Dataset content —
· · · · · · ·
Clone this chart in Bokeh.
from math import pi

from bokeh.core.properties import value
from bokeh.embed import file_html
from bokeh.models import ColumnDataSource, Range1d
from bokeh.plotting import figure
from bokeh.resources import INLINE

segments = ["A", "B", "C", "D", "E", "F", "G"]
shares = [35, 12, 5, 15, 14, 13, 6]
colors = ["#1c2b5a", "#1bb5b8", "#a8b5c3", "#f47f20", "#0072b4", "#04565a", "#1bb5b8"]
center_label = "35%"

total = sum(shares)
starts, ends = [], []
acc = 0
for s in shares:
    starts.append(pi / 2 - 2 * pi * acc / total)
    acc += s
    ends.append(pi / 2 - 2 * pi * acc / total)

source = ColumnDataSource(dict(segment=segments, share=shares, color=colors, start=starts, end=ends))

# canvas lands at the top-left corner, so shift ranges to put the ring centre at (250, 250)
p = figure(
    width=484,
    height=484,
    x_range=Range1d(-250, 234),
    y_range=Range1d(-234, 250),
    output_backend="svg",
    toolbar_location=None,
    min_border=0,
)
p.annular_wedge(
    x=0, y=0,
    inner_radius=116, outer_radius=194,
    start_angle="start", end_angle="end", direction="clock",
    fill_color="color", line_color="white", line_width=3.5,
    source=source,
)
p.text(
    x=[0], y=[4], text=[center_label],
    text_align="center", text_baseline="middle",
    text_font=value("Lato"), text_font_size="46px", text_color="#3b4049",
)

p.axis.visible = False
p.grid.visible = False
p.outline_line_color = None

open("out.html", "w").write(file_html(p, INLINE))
· · · · · · ·
Short problem — Make an exact copy of the listing, including every line.

Answer —
Clone this chart in Bokeh.
from math import pi

from bokeh.core.properties import value
from bokeh.embed import file_html
from bokeh.models import ColumnDataSource, Range1d
from bokeh.plotting import figure
from bokeh.resources import INLINE

segments = ["A", "B", "C", "D", "E", "F", "G"]
shares = [35, 12, 5, 15, 14, 13, 6]
colors = ["#1c2b5a", "#1bb5b8", "#a8b5c3", "#f47f20", "#0072b4", "#04565a", "#1bb5b8"]
center_label = "35%"

total = sum(shares)
starts, ends = [], []
acc = 0
for s in shares:
    starts.append(pi / 2 - 2 * pi * acc / total)
    acc += s
    ends.append(pi / 2 - 2 * pi * acc / total)

source = ColumnDataSource(dict(segment=segments, share=shares, color=colors, start=starts, end=ends))

# canvas lands at the top-left corner, so shift ranges to put the ring centre at (250, 250)
p = figure(
    width=484,
    height=484,
    x_range=Range1d(-250, 234),
    y_range=Range1d(-234, 250),
    output_backend="svg",
    toolbar_location=None,
    min_border=0,
)
p.annular_wedge(
    x=0, y=0,
    inner_radius=116, outer_radius=194,
    start_angle="start", end_angle="end", direction="clock",
    fill_color="color", line_color="white", line_width=3.5,
    source=source,
)
p.text(
    x=[0], y=[4], text=[center_label],
    text_align="center", text_baseline="middle",
    text_font=value("Lato"), text_font_size="46px", text_color="#3b4049",
)

p.axis.visible = False
p.grid.visible = False
p.outline_line_color = None

open("out.html", "w").write(file_html(p, INLINE))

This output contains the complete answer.